WWhile Laurence Olivier and John Gielgud may cast larger shadows across the British theatrical landscape, Brian Rix was a bigger attraction in his time. His farces were hugely popular from the 1950s through to the 1970s, at London’s Whitehall Theatre, on tour and on television, where a Brian Rix farce was regarded as a special event.
It was low-brow stuff that never impressed the critics. But Rix seemed to know what the public wanted and he gave it to them, reputedly making him Britain’s highest-earning actor in Britain in the 1960s.
There were puns and doubles entendres aplenty – one of his ITV shows was called Well I’m Burgled and his first volume of autobiography was My Farce From My Elbow. The plots invariably involved much confusion and mistaken identity, with Rix as a naïve innocent caught in compromising situations, generally having lost his trousers. He reckoned he dropped his trousers on stage around 12,000 times.
Rix was a man of his time, appealing to much the same audience as George Formby, Carry On films and saucy postcards, in an age before full-frontal nudity and the rise of political correctness.
He had married the Scottish actress Elspet Gray in 1949 and the first of their four children Shelley had Down’s Syndrome. The couple were horrified by attitudes to the condition, which was not fully understood at the time. A doctor asked Rix if he had venereal disease or was drunk at the time of conception and Rix’s own father could never bring himself to mention the girl.
Rix more or less retired from the stage in the second half of the 1970s and became heavily involved with the charity Mencap, raising awareness of learning disabilities and serving as secretary-general, chairman and president, a post he held till his death.
He was knighted in 1986 and he became a peer in 1991. Baron Rix of Whitehall took his seat in the House of Lords as a crossbencher and frequently spoke on behalf of the disabled. His grandfather had founded a successful shipping company and Brian Norman Roger Rix was born into an affluent family in Cottingham in Yorkshire in 1924. His father worked in the family business, his mother was involved in amateur dramatics and Rix helped out from an early age.
At Quaker public school he showed an exceptional talent for cricket – he would later play for the MCC – and for comedy, a skill he developed to detract bullies. He was seemingly picked on after one of his testicles was mistakenly removed in an operation and word got out.
His parents had wanted him to become a doctor, but his elder sister had become an actress – as Sheila Mercier she would appear in the Whitehall farces and play Annie Sugden in Emmerdale Farm for more than 20 years.
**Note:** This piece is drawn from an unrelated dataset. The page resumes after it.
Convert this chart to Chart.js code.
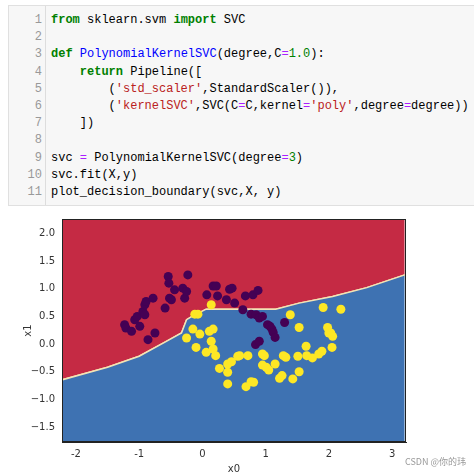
<!DOCTYPE html>
<html><head><meta charset="utf-8">
<script src="https://cdn.jsdelivr.net/npm/chart.js@4/dist/chart.umd.min.js"></script>
<style>
body{margin:0;width:474px;height:475px;background:#fff;position:relative;overflow:hidden;font-family:"Liberation Mono",monospace}
#code{position:absolute;left:8px;top:5px;width:470px;height:201px;background:#f7f7f7;border:1px solid #e0e0e0;box-sizing:border-box}
#nums{position:absolute;left:0;top:6px;width:33px;text-align:right;color:#999;font-size:12px;line-height:17.2px}
#sep{position:absolute;left:36px;top:0;bottom:0;border-left:1px solid #ddd}
#src{position:absolute;left:42px;top:6px;font-size:12px;line-height:17.2px;white-space:pre;color:#000}
.k{color:#008000;font-weight:bold}.f{color:#0000ff}.s{color:#ba2121}.n{color:#008000}.o{color:#aa22ff}
#wrap{position:absolute;left:0;top:210px;width:474px;height:265px}
#wm{position:absolute;right:8px;bottom:7px;font-family:"Noto Sans CJK SC";font-size:9px;color:#999}
</style></head><body>
<div id="code"><div id="nums">1<br>2<br>3<br>4<br>5<br>6<br>7<br>8<br>9<br>10<br>11</div><div id="sep"></div>
<div id="src"><span class="k">from</span> sklearn.svm <span class="k">import</span> SVC

<span class="k">def</span> <span class="f">PolynomialKernelSVC</span>(degree,C<span class="o">=</span><span class="n">1.0</span>):
    <span class="k">return</span> Pipeline([
        (<span class="s">'std_scaler'</span>,StandardScaler()),
        (<span class="s">'kernelSVC'</span>,SVC(C<span class="o">=</span>C,kernel<span class="o">=</span><span class="s">'poly'</span>,degree<span class="o">=</span>degree))
    ])

svc <span class="o">=</span> PolynomialKernelSVC(degree<span class="o">=</span><span class="n">3</span>)
svc.fit(X,y)
plot_decision_boundary(svc,X, y)</div></div>
<div id="wrap"><canvas id="c"></canvas></div>
<div id="wm">CSDN @你的玮</div>
<script>
const boundaryX=[-2.23,-1.5,-1.0,-0.57,-0.33,-0.25,-0.15,0.06,0.5,1.16,1.53,2.06,2.6,3.2];
const boundaryY=[-0.65,-0.42,-0.22,0.05,0.2,0.44,0.51,0.63,0.63,0.63,0.74,0.86,1.02,1.25];
const purpleX=[-1.23,-1.21,-1.12,-1.07,-1.03,-0.99,-0.94,-0.91,-0.89,-0.86,-0.78,-0.75,-0.91,-0.59,-0.54,-0.53,-0.52,-0.49,-0.44,-0.31,-0.28,-0.25,-0.23,0.07,0.17,0.22,0.24,0.38,0.43,0.47,0.51,0.64,0.68,0.77,0.80,0.85,0.88,0.90,1.03,1.07,1.10,1.12,1.15,0.84,0.90,1.30,0.95];
const purpleY=[0.35,0.29,0.23,0.44,0.50,0.32,0.59,0.71,0.77,0.08,0.83,0.20,0.53,0.65,1.22,1.10,0.83,0.80,0.98,1.01,0.83,0.95,1.25,0.89,1.05,1.05,0.87,0.80,0.99,1.01,0.74,0.62,0.87,0.54,0.89,0.53,0.97,0.47,0.35,0.32,0.27,0.21,0.12,-0.01,0.05,0.39,0.50];
const yellowX=[-0.12,-0.07,0.14,-0.15,-0.25,-0.04,-0.10,0.06,0.11,0.17,0.14,0.17,0.21,0.27,0.40,0.46,0.40,0.40,0.56,0.59,0.72,0.69,0.77,0.81,0.95,0.98,0.95,1.01,1.05,1.15,1.22,1.26,1.28,1.32,1.39,1.43,1.51,1.53,1.53,1.64,1.65,1.74,1.84,1.89,1.91,1.98,2.00,2.03,2.06,2.05,2.19];
const yellowY=[0.54,0.54,0.71,0.27,0.11,0.18,-0.06,-0.15,0.23,0.27,0.05,-0.09,-0.21,-0.44,-0.36,-0.32,-0.51,-0.72,-0.22,-0.21,-0.21,-0.77,-0.68,-0.69,-0.18,-0.21,-0.38,-0.42,-0.47,-0.36,-0.62,-0.57,-0.21,-0.24,0.53,-0.63,-0.22,0.30,-0.50,-0.04,-0.21,-0.25,-0.18,-0.13,0.66,0.30,0.20,0.20,0.14,-0.06,0.63];
const xTicks=[-2,-1,0,1,2,3];
const yTicks=[-1.5,-1.0,-0.5,0.0,0.5,1.0,1.5,2.0];
const zip=(a,b)=>a.map((v,i)=>({x:v,y:b[i]}));
const bnd=zip(boundaryX,boundaryY);
const tf={family:"DejaVu Sans",size:10};
const frame={id:'frame',afterDraw(c){const a=c.chartArea,g=c.ctx;g.save();g.strokeStyle='#222';g.lineWidth=1;g.strokeRect(a.left+0.5,a.top+0.5,a.right-a.left-1,a.bottom-a.top-1);g.restore();}};
new Chart(document.getElementById('c'),{
 type:'scatter',
 data:{datasets:[
  {data:zip(purpleX,purpleY),backgroundColor:'#440154',pointRadius:4.5,borderWidth:0,order:1},
  {data:zip(yellowX,yellowY),backgroundColor:'#fde725',pointRadius:4.5,borderWidth:0,order:1},
  {data:bnd,showLine:true,pointRadius:0,borderColor:'#f3e3b4',borderWidth:1.5,fill:'end',backgroundColor:'#c52a44',order:3},
  {data:bnd,showLine:true,pointRadius:0,borderColor:'#f3e3b4',borderWidth:1.5,fill:'start',backgroundColor:'#3e72b2',order:2}
 ]},
 options:{responsive:true,maintainAspectRatio:false,animation:false,
  layout:{padding:{top:9,right:68,left:22,bottom:0}},
  plugins:{legend:{display:false},tooltip:{enabled:false}},
  scales:{
   x:{min:-2.22,max:3.22,afterBuildTicks:s=>{s.ticks=xTicks.map(v=>({value:v}))},
      grid:{display:false,drawTicks:true,tickLength:4,tickColor:'#333'},border:{color:'#222'},
      ticks:{font:tf,color:'#333',padding:2,maxRotation:0,callback:v=>String(v)},
      title:{display:true,text:'x0',font:tf,color:'#333',padding:0},
      afterFit:s=>{s.height=33}},
   y:{min:-1.77,max:2.26,afterBuildTicks:s=>{s.ticks=yTicks.map(v=>({value:v}))},
      grid:{display:false,tickLength:4,tickColor:'#333'},border:{color:'#222'},
      ticks:{font:tf,color:'#333',padding:3,callback:v=>v.toFixed(1).replace('-','−')},
      title:{display:true,text:'x1',font:tf,color:'#333',padding:0},
      afterFit:s=>{s.width=40}}
  }},
 plugins:[frame]
});
</script></body></html>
Rix decided he would become an actor too and as a teenager toured with Donald Wolfit’s company. Initially he reckoned he might become a great tragedian, but reconsidered after his trousers fell down one night during a performance of A Midsummer Night’s Dream. The audience burst into laughter and he was able to play up the mishap to his advantage.
As well as acting, Rix also served as producer, putting on his own shows. Many of his early productions lost money. In 1950 he toured with Reluctant Heroes, an army farce, written by Colin Morris. It opened at the Whitehall Theatre later that year, and in 1952 it was the first West End production broadcast on BBC television.
The play ran for four years and 1,600 performances. Subsequent Rix farces extended his run at the Whitehall theatre to 16 years. People joked that visitors to London could see farces at both ends of Whitehall.
In the second half of the 1960s his home base switched from the Whitehall to the Garrick, where Let Sleeping Wives Lie and Don’t Just Lie There, Say Something were both long-running hits. And, although Glasgow has proven to be a graveyard for many comics, touring versions of Rix’s farces were big attractions at the King’s Theatre in the 1960s and early 1970s.
There were also films of several of his farces in the 1950s and at the beginning of the 1960s. Reluctant Heroes was a hit on the big screen, but generally he was not quite as successful in the cinema as he was in the theatre or on television. Odd to say it, but perhaps the Carry On series was just a little more sophisticated, as well as being a little more risque.
Don’t Just Lie There, Say Something was filmed in 1973, with Leslie Phillips as the hypocritical government minister, campaigning against declining moral standards. Rix played his hapless friend, Joan Sims was Phillips’s wife and Joanna Lumley his secretary.
Reviewing it for the Monthly Film Bulletin, Gareth Jones said it was “so unexceptionally mediocre as to be beneath constructive comment”. Derek Malcolm in the Guardian, Alexander Walker of the London Evening Standard and John Coleman of the New Statesman all gave it no stars.
By the 1970s Rix’s heart was no longer in it. He talked of the guilt he felt at having sent Shelley off to live in a home and gave up his still-lucrative showbiz career to devote all his energies to working for Mencap and campaigning for better care and rights for those with learning disabilities.
Rix’s health had been failing for some time and latterly he was in constant pain. Earlier this month, he spoke in support of assisted dying. His daughter Shelley died in 2005, aged 53. His wife died in 2013. They are survived by three other children.